For this exercise, output only the lines between the "Generate a Python" line and the "solid_capstyle='butt', solid_joinstyle='round')" line, both of them included, and skip all pictures.
--- begin ---
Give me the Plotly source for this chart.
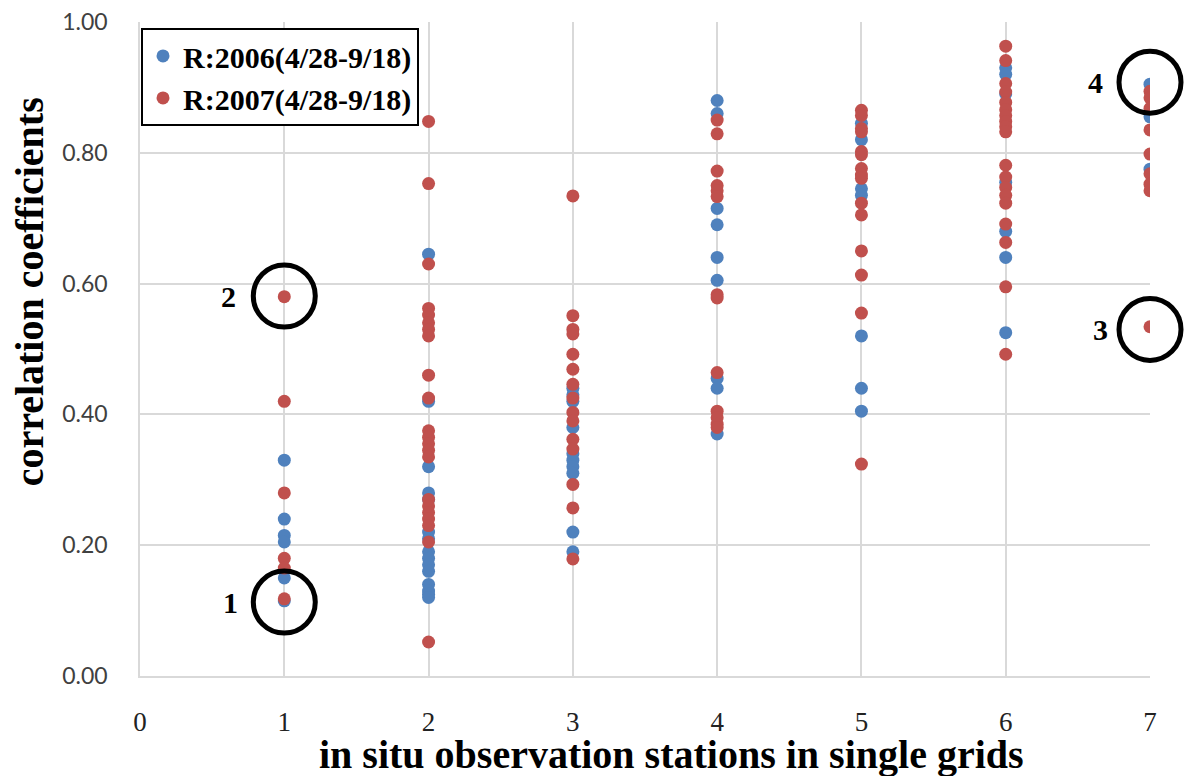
import plotly.graph_objects as go

# Correlation coefficients by number of in situ stations in a grid
# 2006 series (blue)
r2006 = {
    1: [0.33, 0.24, 0.215, 0.205, 0.15, 0.115],
    2: [0.645, 0.42, 0.32, 0.28, 0.27, 0.22, 0.21, 0.19, 0.18, 0.17, 0.16, 0.14, 0.13, 0.125, 0.12],
    3: [0.44, 0.43, 0.42, 0.38, 0.34, 0.33, 0.32, 0.31, 0.22, 0.19],
    4: [0.88, 0.86, 0.715, 0.69, 0.64, 0.605, 0.455, 0.44, 0.37],
    5: [0.845, 0.82, 0.745, 0.735, 0.52, 0.44, 0.405],
    6: [0.93, 0.92, 0.89, 0.755, 0.68, 0.64, 0.525],
    7: [0.905, 0.86, 0.855, 0.775],
}
# 2007 series (red)
r2007 = {
    1: [0.58, 0.42, 0.28, 0.18, 0.165, 0.118],
    2: [0.848, 0.753, 0.63, 0.562, 0.552, 0.54, 0.53, 0.52, 0.46, 0.425, 0.375, 0.365, 0.355,
        0.345, 0.335, 0.27, 0.26, 0.25, 0.24, 0.23, 0.205, 0.052],
    3: [0.734, 0.551, 0.53, 0.523, 0.492, 0.469, 0.446, 0.425, 0.403, 0.39, 0.362, 0.347,
        0.293, 0.257, 0.179],
    4: [0.85, 0.829, 0.772, 0.75, 0.742, 0.733, 0.583, 0.578, 0.464, 0.405, 0.395, 0.385, 0.38],
    5: [0.865, 0.857, 0.837, 0.832, 0.802, 0.797, 0.776, 0.766, 0.761, 0.723, 0.705, 0.65,
        0.613, 0.555, 0.324],
    6: [0.963, 0.941, 0.906, 0.893, 0.877, 0.866, 0.857, 0.848, 0.84, 0.832, 0.781, 0.763,
        0.747, 0.735, 0.723, 0.691, 0.663, 0.595, 0.492],
    7: [0.894, 0.884, 0.868, 0.835, 0.798, 0.768, 0.752, 0.742, 0.534],
}
series_names = ["R:2006(4/28-9/18)", "R:2007(4/28-9/18)"]
series_colors = ["#4F81BD", "#C0504D"]
x_ticks = [0, 1, 2, 3, 4, 5, 6, 7]
y_ticks = [0.0, 0.2, 0.4, 0.6, 0.8, 1.0]
x_range = [0, 7]
y_range = [0, 1]

# highlighted points: (label, station count, coefficient, label shift px)
highlights = [("1", 1, 0.113, -54), ("2", 1, 0.581, -56), ("3", 7, 0.53, -50), ("4", 7, 0.908, -55)]

SERIF = "Liberation Serif, Times New Roman, serif"

fig = go.Figure()
for name, color, data in zip(series_names, series_colors, [r2006, r2007]):
    xs, ys = [], []
    for k, vals in data.items():
        xs += [k] * len(vals)
        ys += vals
    fig.add_trace(go.Scatter(
        x=xs, y=ys, mode="markers", name=f"<b>{name}</b>", legendgroup=name,
        marker=dict(color=color, size=13, line=dict(width=0)),
    ))

for lab, xv, yv, sh in highlights:
    # paper-referenced so the ring is not clipped at the plot edge
    px = (xv - x_range[0]) / (x_range[1] - x_range[0])
    py = (yv - y_range[0]) / (y_range[1] - y_range[0])
    fig.add_shape(type="circle", xref="paper", yref="paper", xsizemode="pixel", ysizemode="pixel",
                  xanchor=px, yanchor=py, x0=-31, x1=31, y0=-31, y1=31,
                  line=dict(color="black", width=5), layer="above")
    fig.add_annotation(x=xv, y=yv, xref="x", yref="y", text=f"<b>{lab}</b>", showarrow=False,
                       xshift=sh, font=dict(family=SERIF, size=30, color="black"),
                       xanchor="center", yanchor="middle")

fig.add_annotation(text="<b>in situ observation stations in single grids</b>", xref="paper", yref="paper",
                   x=0.526, y=-0.12, xanchor="center", yanchor="middle", showarrow=False,
                   font=dict(family=SERIF, size=40, color="black"))
fig.add_annotation(text="<b>correlation coefficients</b>", xref="paper", yref="paper",
                   x=-0.109, y=0.588, xanchor="center", yanchor="middle", showarrow=False,
                   textangle=-90, font=dict(family=SERIF, size=40, color="black"))

fig.update_layout(
    width=1187, height=776,
    margin=dict(l=140, r=37, t=22, b=100),
    paper_bgcolor="white", plot_bgcolor="white",
    showlegend=True,
    legend=dict(x=0.001, y=0.991, xanchor="left", yanchor="top",
                bgcolor="white", bordercolor="black", borderwidth=2,
                font=dict(family=SERIF, size=30, color="black"),
                traceorder="grouped", tracegroupgap=0),
    xaxis=dict(range=x_range, tickvals=x_ticks, ticktext=[str(v) for v in x_ticks],
               automargin=False,
               showgrid=True, gridcolor="#D9D9D9", gridwidth=1.5,
               zeroline=False, showline=True, linecolor="#D9D9D9", linewidth=1.5,
               ticks="", ticklabelstandoff=21,
               tickfont=dict(family=SERIF, size=27, color="#222222")),
    yaxis=dict(range=y_range, tickvals=y_ticks, tickformat=".2f",
               automargin=False,
               showgrid=True, gridcolor="#D9D9D9", gridwidth=1.5,
               zeroline=False, showline=True, linecolor="#D9D9D9", linewidth=1.5,
               ticks="", ticklabelstandoff=26,
               tickfont=dict(family="Lato, Open Sans, sans-serif", size=23, color="#404040")),
)

fig.write_html("out.html")
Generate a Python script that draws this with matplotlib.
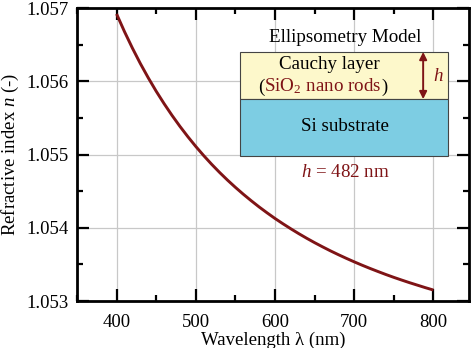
import numpy as np
import matplotlib
matplotlib.use("Agg")
import matplotlib.pyplot as plt
from matplotlib.patches import Rectangle
from matplotlib.ticker import MultipleLocator

plt.rcParams['font.family'] = ['Liberation Serif', 'DejaVu Serif']
plt.rcParams['mathtext.fontset'] = 'custom'
plt.rcParams['mathtext.rm'] = 'Liberation Serif'
plt.rcParams['mathtext.it'] = 'Liberation Serif:italic'

# values (every 10 nm)
wavelength = list(range(400, 801, 10))
n_index = [1.056919, 1.056677, 1.056452, 1.056242, 1.056047, 1.055864,
           1.055694, 1.055534, 1.055384, 1.055243, 1.055110, 1.054985,
           1.054867, 1.054756, 1.054651, 1.054552, 1.054458, 1.054369,
           1.054284, 1.054204, 1.054127, 1.054055, 1.053986, 1.053920,
           1.053857, 1.053797, 1.053740, 1.053685, 1.053633, 1.053583,
           1.053535, 1.053489, 1.053445, 1.053403, 1.053362, 1.053323,
           1.053286, 1.053250, 1.053216, 1.053182, 1.053150]
x_ticks = [400, 500, 600, 700, 800]
y_ticks = [1.053, 1.054, 1.055, 1.056, 1.057]

dark_red = '#7f1416'
fs = 13.5
fs_in = 13.7

fig = plt.figure(figsize=(4.74, 3.48), dpi=100)
ax = fig.add_axes([0.1624, 0.135, 0.8271, 0.842])

ax.plot(wavelength, n_index, color=dark_red, lw=2.1, zorder=3,
        solid_capstyle='butt', solid_joinstyle='round')

ax.set_xlim(350, 845)
ax.set_ylim(1.053, 1.057)
ax.set_xticks(x_ticks)
ax.set_yticks(y_ticks)
ax.set_yticklabels(['%.3f' % v for v in y_ticks])
ax.xaxis.set_minor_locator(MultipleLocator(50))
ax.yaxis.set_minor_locator(MultipleLocator(0.0005))
ax.tick_params(which='both', direction='in', top=True, right=True,
               labelsize=fs, width=1.6, color='black')
ax.tick_params(axis='x', pad=9)
ax.tick_params(axis='y', pad=6)
ax.tick_params(which='major', length=8.5)
ax.tick_params(which='minor', length=4.5)
for s in ax.spines.values():
    s.set_linewidth(2.0)
ax.grid(True, which='major', color='#c8c8c8', lw=0.9)
ax.set_axisbelow(True)

ax.set_xlabel('Wavelength \u03bb (nm)', fontsize=fs, labelpad=1)
ax.set_ylabel('Refractive index $n$ (-)', fontsize=fs, labelpad=4)

# inset: ellipsometry model
tr = ax.transAxes
ax.add_patch(Rectangle((0.416, 0.689), 0.530, 0.161, transform=tr,
                       facecolor='#fdf8cb', edgecolor='#444444', lw=0.8, zorder=4))
ax.add_patch(Rectangle((0.416, 0.495), 0.530, 0.194, transform=tr,
                       facecolor='#7dcde3', edgecolor='#444444', lw=0.8, zorder=4))
ax.text(0.684, 0.898, 'Ellipsometry Model', transform=tr, ha='center',
        va='center', fontsize=fs_in, zorder=5)
ax.text(0.645, 0.806, 'Cauchy layer', transform=tr, ha='center',
        va='center', fontsize=fs_in, zorder=5)
t1 = ax.text(0.462, 0.713, '(', transform=tr, ha='left', va='baseline',
             fontsize=fs_in, zorder=5)
t2 = ax.annotate('SiO$_2$ nano rods', xycoords=t1, xy=(1, 0), va='bottom',
                 fontsize=fs_in, color=dark_red, zorder=5)
ax.annotate(')', xycoords=t2, xy=(1, 0), va='bottom', fontsize=fs_in,
            zorder=5)
ax.annotate('', xy=(0.883, 0.850), xytext=(0.883, 0.689), xycoords=tr,
            textcoords=tr, zorder=6,
            arrowprops=dict(arrowstyle='<|-|>', color=dark_red, lw=1.4,
                            shrinkA=0, shrinkB=0, mutation_scale=11))
ax.text(0.921, 0.765, '$h$', transform=tr, ha='center', va='center',
        fontsize=fs_in, color=dark_red, zorder=5)
ax.text(0.684, 0.594, 'Si substrate', transform=tr, ha='center',
        va='center', fontsize=fs_in, zorder=5)
ax.text(0.684, 0.437, '$h$ = 482 nm', transform=tr, ha='center',
        va='center', fontsize=fs_in, color=dark_red, zorder=5)

fig.savefig('out.png', dpi=100)
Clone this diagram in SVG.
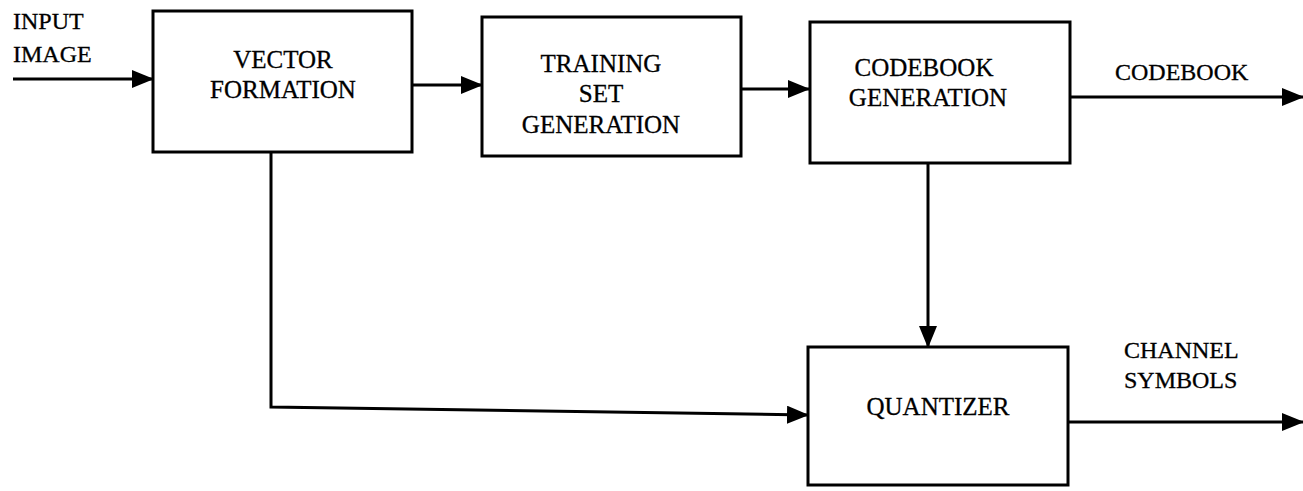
<svg xmlns="http://www.w3.org/2000/svg" width="1303" height="491" viewBox="0 0 1303 491">
<style>
.box{fill:#fff;stroke:#000;stroke-width:3}
.t{font-family:"Liberation Serif","Times New Roman",serif;font-size:25px;fill:#000;stroke:#000;stroke-width:0.3;text-anchor:middle}
.l{font-family:"Liberation Serif","Times New Roman",serif;font-size:24px;fill:#000;stroke:#000;stroke-width:0.3}
.c{fill:none;stroke:#000;stroke-width:3}
</style>
<defs>
<marker id="ah" markerWidth="22" markerHeight="18" refX="21" refY="9" orient="auto" markerUnits="userSpaceOnUse">
<path d="M0,0 L22,9 L0,18 Z" fill="#000"/>
</marker>
</defs>
<rect width="1303" height="491" fill="#fff"/>
<g id="connectors">
<line class="c" x1="13" y1="79" x2="153" y2="79" marker-end="url(#ah)"/>
<line class="c" x1="412" y1="85" x2="482" y2="85" marker-end="url(#ah)"/>
<line class="c" x1="741" y1="89" x2="809" y2="89" marker-end="url(#ah)"/>
<line class="c" x1="1070" y1="97" x2="1303" y2="97" marker-end="url(#ah)"/>
<line class="c" x1="928" y1="163" x2="928" y2="347" marker-end="url(#ah)"/>
<polyline class="c" points="271,152 271,407 808,415" marker-end="url(#ah)"/>
<line class="c" x1="1068" y1="422" x2="1303" y2="422" marker-end="url(#ah)"/>
<text class="l" x="13" y="29">INPUT</text>
<text class="l" x="13" y="62">IMAGE</text>
<text class="l" x="1115" y="80">CODEBOOK</text>
<text class="l" x="1124" y="358">CHANNEL</text>
<text class="l" x="1124" y="388">SYMBOLS</text>
</g>
<g id="vector-formation">
<rect class="box" x="153" y="11" width="259" height="141"/>
<text class="t" x="283" y="68">VECTOR</text>
<text class="t" x="283" y="98">FORMATION</text>
</g>
<g id="training-set">
<rect class="box" x="482" y="17" width="259" height="139"/>
<text class="t" x="601" y="72">TRAINING</text>
<text class="t" x="601" y="102">SET</text>
<text class="t" x="601" y="133">GENERATION</text>
</g>
<g id="codebook-generation">
<rect class="box" x="810" y="22" width="260" height="141"/>
<text class="t" x="924" y="76">CODEBOOK</text>
<text class="t" x="928" y="106">GENERATION</text>
</g>
<g id="quantizer">
<rect class="box" x="808" y="347" width="260" height="138"/>
<text class="t" x="938" y="415">QUANTIZER</text>
</g>
</svg>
--- end ---
§ **Written answer**
Generate a Python script that draws this with matplotlib.
import numpy as np
import matplotlib
matplotlib.use("Agg")
import matplotlib.pyplot as plt
from matplotlib.patches import Rectangle
from matplotlib.ticker import MultipleLocator

plt.rcParams['font.family'] = ['Liberation Serif', 'DejaVu Serif']
plt.rcParams['mathtext.fontset'] = 'custom'
plt.rcParams['mathtext.rm'] = 'Liberation Serif'
plt.rcParams['mathtext.it'] = 'Liberation Serif:italic'

# values (every 10 nm)
wavelength = list(range(400, 801, 10))
n_index = [1.056919, 1.056677, 1.056452, 1.056242, 1.056047, 1.055864,
           1.055694, 1.055534, 1.055384, 1.055243, 1.055110, 1.054985,
           1.054867, 1.054756, 1.054651, 1.054552, 1.054458, 1.054369,
           1.054284, 1.054204, 1.054127, 1.054055, 1.053986, 1.053920,
           1.053857, 1.053797, 1.053740, 1.053685, 1.053633, 1.053583,
           1.053535, 1.053489, 1.053445, 1.053403, 1.053362, 1.053323,
           1.053286, 1.053250, 1.053216, 1.053182, 1.053150]
x_ticks = [400, 500, 600, 700, 800]
y_ticks = [1.053, 1.054, 1.055, 1.056, 1.057]

dark_red = '#7f1416'
fs = 13.5
fs_in = 13.7

fig = plt.figure(figsize=(4.74, 3.48), dpi=100)
ax = fig.add_axes([0.1624, 0.135, 0.8271, 0.842])

ax.plot(wavelength, n_index, color=dark_red, lw=2.1, zorder=3,
        solid_capstyle='butt', solid_joinstyle='round')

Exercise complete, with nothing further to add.